A recent report by the Mauritius Commercial Bank Group has
revealed that poor transport networks and logistical infrastructure are among the
key hindrances to intra-Africa trade.
The report, dubbed Harnessing
Africa’s Trade Potential: Strategies for Sustainable Growth highlights the
region’s trade opportunities and structural challenges.
According to the report, shipping a container from Mombasa
to Kampala can cost more than shipping it from China to Mombasa.
This, the report says, highlights the inefficiencies that
hamper intra-African trade, which still only accounts for 16% of the
continent’s total trade.
CEO of MCB Group Thierry Hebraud said Africa’s trade
potential remains "tangible and sustainable" if supported by the
right financial solutions.
“Despite global uncertainty, Sub-Saharan Africa’s GDP is
expected to grow by 4.2% in 2025, driven by a gradual recovery and easing
supply constraints,” Hebraud said.
For East Africa, and Kenya in particular, several key
priorities emerge to foster sustainable economic growth.
Projects like the Standard Gauge Railway and port expansions
in Mombasa aim to reduce these barriers and strengthen regional connectivity.
“East Africa, like much of the continent, relies heavily on
raw commodity exports such as tea, coffee, and minerals. The report recommends
economic diversification through agro-processing, textiles, and renewable
energy,” the report said.
The reports note that the implementation of the African Continental Free Trade Area (AfCFTA) remains uneven, challenged by regulatory discrepancies, infrastructure gaps, and political friction.
“By fostering stronger trade links within Africa, including
by tapping into the opportunities offered by the African Continental Free Trade
Agreement which brings together all the 54 countries in Africa, we can create
more robust, self-sustaining economies that are less dependent on external
markets,” Hebraud said.
However, the report cites Kenya as well positioned
given that renewable energy already powers much of the country at lower costs
than many global benchmarks.
“The informal sector continues to dominate, offering
livelihoods but limiting productivity and fiscal capacity.
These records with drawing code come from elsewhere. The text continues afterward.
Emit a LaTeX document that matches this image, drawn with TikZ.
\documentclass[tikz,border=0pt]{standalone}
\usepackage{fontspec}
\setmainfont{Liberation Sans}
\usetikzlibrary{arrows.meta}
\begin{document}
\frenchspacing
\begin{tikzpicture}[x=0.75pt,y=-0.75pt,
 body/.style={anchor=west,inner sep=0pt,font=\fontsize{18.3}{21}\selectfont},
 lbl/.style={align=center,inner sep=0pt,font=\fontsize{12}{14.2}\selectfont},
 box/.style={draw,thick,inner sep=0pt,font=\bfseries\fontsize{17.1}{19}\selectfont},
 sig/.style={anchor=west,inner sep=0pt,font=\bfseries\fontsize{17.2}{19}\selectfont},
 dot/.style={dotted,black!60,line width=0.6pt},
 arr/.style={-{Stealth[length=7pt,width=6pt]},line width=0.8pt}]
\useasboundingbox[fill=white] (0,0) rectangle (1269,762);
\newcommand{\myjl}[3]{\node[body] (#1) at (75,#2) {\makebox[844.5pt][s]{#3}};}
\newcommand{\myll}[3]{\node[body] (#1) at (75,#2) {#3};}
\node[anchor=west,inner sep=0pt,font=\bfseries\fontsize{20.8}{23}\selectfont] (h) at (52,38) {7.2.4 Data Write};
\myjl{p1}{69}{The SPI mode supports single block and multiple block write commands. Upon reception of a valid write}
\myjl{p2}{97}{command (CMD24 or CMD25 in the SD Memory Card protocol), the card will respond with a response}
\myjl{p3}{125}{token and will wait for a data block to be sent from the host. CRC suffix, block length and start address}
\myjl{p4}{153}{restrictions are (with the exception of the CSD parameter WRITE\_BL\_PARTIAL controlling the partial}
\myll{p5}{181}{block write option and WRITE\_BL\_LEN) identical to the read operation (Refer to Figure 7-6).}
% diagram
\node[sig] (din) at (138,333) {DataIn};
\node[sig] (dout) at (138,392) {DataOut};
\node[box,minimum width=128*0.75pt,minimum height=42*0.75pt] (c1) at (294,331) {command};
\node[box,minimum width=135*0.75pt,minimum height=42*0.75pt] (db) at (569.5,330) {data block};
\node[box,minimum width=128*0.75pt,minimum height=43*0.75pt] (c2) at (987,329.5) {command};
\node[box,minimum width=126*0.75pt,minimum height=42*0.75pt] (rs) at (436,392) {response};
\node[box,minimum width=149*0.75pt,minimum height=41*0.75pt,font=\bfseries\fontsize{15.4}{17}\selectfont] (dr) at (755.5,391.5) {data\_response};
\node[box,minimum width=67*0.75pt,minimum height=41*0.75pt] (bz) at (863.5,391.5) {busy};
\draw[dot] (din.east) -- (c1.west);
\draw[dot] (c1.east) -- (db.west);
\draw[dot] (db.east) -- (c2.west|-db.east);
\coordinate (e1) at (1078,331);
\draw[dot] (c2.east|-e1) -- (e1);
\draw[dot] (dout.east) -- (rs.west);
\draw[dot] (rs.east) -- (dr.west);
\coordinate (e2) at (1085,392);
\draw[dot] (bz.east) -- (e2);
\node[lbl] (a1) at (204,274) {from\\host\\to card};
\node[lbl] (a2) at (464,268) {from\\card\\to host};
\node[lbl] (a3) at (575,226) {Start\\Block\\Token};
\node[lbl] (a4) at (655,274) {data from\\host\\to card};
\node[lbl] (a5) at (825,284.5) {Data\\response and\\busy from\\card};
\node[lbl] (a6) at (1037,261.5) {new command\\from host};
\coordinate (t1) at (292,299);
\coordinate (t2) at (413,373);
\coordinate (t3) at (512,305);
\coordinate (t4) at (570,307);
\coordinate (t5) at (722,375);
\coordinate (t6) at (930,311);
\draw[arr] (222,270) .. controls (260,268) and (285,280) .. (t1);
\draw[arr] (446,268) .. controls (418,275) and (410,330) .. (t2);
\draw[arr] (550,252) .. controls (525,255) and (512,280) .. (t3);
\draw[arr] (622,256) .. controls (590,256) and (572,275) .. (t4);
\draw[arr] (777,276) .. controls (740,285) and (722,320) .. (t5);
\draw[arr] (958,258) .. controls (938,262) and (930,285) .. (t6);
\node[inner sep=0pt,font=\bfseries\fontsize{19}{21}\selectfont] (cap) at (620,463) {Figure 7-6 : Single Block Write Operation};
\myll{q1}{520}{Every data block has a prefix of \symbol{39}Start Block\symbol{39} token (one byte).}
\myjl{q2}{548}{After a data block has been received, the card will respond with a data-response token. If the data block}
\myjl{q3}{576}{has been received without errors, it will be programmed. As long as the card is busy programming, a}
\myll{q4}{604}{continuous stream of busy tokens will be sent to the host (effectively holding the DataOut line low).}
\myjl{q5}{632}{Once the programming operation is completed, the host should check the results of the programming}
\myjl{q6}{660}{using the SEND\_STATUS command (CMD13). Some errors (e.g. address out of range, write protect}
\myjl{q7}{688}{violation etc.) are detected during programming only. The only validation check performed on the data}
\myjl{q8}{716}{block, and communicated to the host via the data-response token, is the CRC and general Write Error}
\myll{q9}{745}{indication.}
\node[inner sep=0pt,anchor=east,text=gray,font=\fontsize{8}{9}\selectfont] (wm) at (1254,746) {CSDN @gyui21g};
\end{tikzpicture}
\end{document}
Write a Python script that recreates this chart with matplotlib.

Better structuring
could help mobilize domestic resources and fund strategic investments,” the
report said.
“To address the region’s trade finance gap—estimated at
$80–120 billion annually—is critical. Tools like the Pan-African Payment and
Settlement System (PAPSS) and regional financial integration could ease
cross-border transactions and foster more inclusive growth.”
To unlock East Africa’s trade potential, investment in infrastructure, and economic diversification fully, the report suggests financial innovation, and regional cooperation will be key.